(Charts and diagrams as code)
· · · · ·

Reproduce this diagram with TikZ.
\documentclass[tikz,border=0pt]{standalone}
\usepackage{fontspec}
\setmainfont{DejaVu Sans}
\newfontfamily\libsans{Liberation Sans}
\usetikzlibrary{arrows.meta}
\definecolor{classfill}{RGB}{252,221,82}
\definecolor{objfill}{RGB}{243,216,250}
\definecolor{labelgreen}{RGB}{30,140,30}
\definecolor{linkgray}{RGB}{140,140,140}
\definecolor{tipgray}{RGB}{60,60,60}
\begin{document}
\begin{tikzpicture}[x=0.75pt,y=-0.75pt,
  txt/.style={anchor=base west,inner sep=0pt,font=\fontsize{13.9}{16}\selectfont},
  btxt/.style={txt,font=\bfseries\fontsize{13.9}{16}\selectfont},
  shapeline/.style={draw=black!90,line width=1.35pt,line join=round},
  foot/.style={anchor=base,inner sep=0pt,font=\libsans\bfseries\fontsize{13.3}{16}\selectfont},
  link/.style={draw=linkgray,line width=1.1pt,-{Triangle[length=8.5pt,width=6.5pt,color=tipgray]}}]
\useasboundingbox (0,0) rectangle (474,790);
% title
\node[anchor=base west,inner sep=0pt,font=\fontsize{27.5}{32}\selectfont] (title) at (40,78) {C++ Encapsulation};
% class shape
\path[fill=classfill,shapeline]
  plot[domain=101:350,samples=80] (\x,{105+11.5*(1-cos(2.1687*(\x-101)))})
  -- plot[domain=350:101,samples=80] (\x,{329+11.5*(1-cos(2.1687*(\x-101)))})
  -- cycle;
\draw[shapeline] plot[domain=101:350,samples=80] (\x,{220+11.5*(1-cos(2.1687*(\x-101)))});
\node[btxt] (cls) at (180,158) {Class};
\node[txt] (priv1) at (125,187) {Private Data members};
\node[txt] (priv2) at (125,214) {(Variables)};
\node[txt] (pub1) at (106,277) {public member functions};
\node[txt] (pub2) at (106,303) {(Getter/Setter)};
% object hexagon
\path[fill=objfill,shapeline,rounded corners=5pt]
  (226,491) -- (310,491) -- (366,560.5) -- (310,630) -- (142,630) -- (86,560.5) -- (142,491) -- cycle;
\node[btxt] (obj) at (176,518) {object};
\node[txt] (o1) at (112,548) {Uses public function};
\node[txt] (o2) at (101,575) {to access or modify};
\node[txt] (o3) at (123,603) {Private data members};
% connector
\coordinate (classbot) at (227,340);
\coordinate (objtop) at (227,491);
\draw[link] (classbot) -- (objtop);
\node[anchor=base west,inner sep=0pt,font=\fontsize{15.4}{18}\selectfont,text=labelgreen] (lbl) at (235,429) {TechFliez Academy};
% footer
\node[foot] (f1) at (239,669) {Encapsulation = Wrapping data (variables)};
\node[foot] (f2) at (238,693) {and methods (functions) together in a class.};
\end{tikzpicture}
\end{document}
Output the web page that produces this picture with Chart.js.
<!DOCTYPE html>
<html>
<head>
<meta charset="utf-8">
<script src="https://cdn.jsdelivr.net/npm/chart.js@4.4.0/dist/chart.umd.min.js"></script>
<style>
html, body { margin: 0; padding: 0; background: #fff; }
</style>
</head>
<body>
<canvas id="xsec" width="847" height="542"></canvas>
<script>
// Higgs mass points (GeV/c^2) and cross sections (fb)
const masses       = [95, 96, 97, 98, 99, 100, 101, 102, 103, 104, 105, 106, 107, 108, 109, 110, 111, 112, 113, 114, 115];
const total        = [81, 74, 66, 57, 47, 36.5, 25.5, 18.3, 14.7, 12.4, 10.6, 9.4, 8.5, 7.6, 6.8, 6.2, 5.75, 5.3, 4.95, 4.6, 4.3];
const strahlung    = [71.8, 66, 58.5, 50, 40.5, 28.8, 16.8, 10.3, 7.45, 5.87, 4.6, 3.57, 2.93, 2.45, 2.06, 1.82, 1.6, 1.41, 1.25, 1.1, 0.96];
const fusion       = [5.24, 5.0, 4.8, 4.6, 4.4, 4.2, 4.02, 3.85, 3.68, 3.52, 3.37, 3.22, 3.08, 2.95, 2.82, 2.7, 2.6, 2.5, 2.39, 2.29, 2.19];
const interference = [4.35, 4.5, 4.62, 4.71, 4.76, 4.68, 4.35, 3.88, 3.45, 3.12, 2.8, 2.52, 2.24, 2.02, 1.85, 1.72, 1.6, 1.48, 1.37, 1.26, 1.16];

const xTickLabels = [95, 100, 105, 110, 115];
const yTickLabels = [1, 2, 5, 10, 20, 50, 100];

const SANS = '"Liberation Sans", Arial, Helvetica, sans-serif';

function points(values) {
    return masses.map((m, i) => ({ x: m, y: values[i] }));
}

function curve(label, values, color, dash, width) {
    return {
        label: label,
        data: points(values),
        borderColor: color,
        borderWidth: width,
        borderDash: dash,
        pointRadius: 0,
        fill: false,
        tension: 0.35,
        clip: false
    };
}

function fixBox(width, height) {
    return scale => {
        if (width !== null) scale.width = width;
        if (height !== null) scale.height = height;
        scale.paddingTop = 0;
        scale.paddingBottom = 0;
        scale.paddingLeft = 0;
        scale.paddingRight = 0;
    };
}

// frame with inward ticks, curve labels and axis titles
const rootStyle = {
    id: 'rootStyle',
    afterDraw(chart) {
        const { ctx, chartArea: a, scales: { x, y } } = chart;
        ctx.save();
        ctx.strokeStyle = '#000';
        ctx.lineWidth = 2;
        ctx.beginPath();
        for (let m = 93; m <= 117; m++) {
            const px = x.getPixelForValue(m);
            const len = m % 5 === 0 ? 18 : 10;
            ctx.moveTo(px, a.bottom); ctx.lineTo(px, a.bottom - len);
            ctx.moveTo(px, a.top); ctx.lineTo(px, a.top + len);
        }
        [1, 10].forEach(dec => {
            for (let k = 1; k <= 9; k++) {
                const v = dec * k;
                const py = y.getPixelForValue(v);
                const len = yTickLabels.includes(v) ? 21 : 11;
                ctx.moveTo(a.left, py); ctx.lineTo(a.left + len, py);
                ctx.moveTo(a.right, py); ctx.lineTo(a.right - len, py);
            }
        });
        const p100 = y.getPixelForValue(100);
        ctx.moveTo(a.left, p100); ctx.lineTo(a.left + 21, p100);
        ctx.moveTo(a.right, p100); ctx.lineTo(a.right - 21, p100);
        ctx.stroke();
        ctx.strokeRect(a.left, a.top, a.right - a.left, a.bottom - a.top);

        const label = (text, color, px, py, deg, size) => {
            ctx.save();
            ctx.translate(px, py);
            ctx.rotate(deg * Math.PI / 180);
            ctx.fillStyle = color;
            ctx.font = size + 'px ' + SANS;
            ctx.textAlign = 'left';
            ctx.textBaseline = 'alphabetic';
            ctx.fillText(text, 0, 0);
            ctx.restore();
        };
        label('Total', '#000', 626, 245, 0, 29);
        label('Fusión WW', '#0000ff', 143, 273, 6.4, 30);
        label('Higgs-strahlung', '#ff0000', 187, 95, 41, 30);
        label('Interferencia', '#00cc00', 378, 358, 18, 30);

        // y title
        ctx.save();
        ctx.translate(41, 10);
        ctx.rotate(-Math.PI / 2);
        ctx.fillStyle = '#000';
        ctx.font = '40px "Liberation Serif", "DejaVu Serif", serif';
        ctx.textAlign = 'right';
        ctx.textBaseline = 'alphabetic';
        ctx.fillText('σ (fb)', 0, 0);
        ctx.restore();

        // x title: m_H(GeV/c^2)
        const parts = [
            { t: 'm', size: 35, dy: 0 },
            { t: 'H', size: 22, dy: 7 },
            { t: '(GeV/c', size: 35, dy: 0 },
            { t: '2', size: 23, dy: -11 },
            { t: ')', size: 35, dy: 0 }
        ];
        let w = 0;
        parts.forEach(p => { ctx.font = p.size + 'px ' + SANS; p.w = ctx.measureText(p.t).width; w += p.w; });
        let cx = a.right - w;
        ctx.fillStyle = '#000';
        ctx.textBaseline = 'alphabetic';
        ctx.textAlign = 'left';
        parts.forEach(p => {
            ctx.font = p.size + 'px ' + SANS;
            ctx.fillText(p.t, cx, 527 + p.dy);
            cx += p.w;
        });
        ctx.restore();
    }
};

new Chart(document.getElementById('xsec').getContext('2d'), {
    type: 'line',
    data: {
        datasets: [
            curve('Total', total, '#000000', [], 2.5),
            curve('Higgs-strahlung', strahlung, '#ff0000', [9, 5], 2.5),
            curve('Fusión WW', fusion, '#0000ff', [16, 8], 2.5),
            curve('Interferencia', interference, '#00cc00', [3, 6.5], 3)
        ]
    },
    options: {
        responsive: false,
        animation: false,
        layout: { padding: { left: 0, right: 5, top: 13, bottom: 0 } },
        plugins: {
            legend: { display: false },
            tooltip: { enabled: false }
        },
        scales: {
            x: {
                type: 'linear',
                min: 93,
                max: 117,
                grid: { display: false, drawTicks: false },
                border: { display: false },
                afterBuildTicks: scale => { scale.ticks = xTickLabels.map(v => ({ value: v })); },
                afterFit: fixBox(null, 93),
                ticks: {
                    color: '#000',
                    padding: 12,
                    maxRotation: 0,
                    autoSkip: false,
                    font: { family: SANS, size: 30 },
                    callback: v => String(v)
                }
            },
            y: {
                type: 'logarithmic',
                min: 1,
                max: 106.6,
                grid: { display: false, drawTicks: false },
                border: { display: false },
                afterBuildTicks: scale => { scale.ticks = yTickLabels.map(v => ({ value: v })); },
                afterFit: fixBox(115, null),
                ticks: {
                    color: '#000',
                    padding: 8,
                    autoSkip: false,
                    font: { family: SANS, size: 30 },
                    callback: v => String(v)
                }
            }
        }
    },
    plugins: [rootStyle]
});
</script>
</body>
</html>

· · · · ·

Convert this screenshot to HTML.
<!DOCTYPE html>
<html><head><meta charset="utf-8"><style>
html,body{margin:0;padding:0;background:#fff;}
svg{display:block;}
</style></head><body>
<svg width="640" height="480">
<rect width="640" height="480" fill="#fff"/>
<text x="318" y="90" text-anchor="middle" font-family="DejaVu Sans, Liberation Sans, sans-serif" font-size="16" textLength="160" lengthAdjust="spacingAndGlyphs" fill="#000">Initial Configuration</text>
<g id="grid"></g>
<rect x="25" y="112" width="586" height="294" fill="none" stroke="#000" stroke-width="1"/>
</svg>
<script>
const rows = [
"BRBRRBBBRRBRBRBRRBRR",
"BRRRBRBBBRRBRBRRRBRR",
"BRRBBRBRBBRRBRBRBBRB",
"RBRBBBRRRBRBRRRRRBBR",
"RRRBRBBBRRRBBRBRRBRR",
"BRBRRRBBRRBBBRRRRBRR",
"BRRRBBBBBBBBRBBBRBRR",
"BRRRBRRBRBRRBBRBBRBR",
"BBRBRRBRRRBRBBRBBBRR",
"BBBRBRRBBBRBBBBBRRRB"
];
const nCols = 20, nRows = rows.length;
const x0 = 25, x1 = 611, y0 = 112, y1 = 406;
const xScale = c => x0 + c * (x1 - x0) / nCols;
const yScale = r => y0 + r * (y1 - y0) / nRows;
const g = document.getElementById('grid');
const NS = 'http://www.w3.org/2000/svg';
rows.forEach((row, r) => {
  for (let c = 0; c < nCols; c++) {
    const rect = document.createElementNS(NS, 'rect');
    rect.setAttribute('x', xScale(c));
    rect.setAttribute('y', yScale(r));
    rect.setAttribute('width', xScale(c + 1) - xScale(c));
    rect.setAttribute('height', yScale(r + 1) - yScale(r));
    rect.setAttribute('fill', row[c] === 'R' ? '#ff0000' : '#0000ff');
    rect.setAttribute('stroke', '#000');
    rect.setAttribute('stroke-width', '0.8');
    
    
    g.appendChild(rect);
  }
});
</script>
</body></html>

· · · · ·

▸ **YOUR TASK**:
Count up the lines in the listing that hold the word "with", and give that number only.

▸ **REPLY TO THE EXERCISE**:
3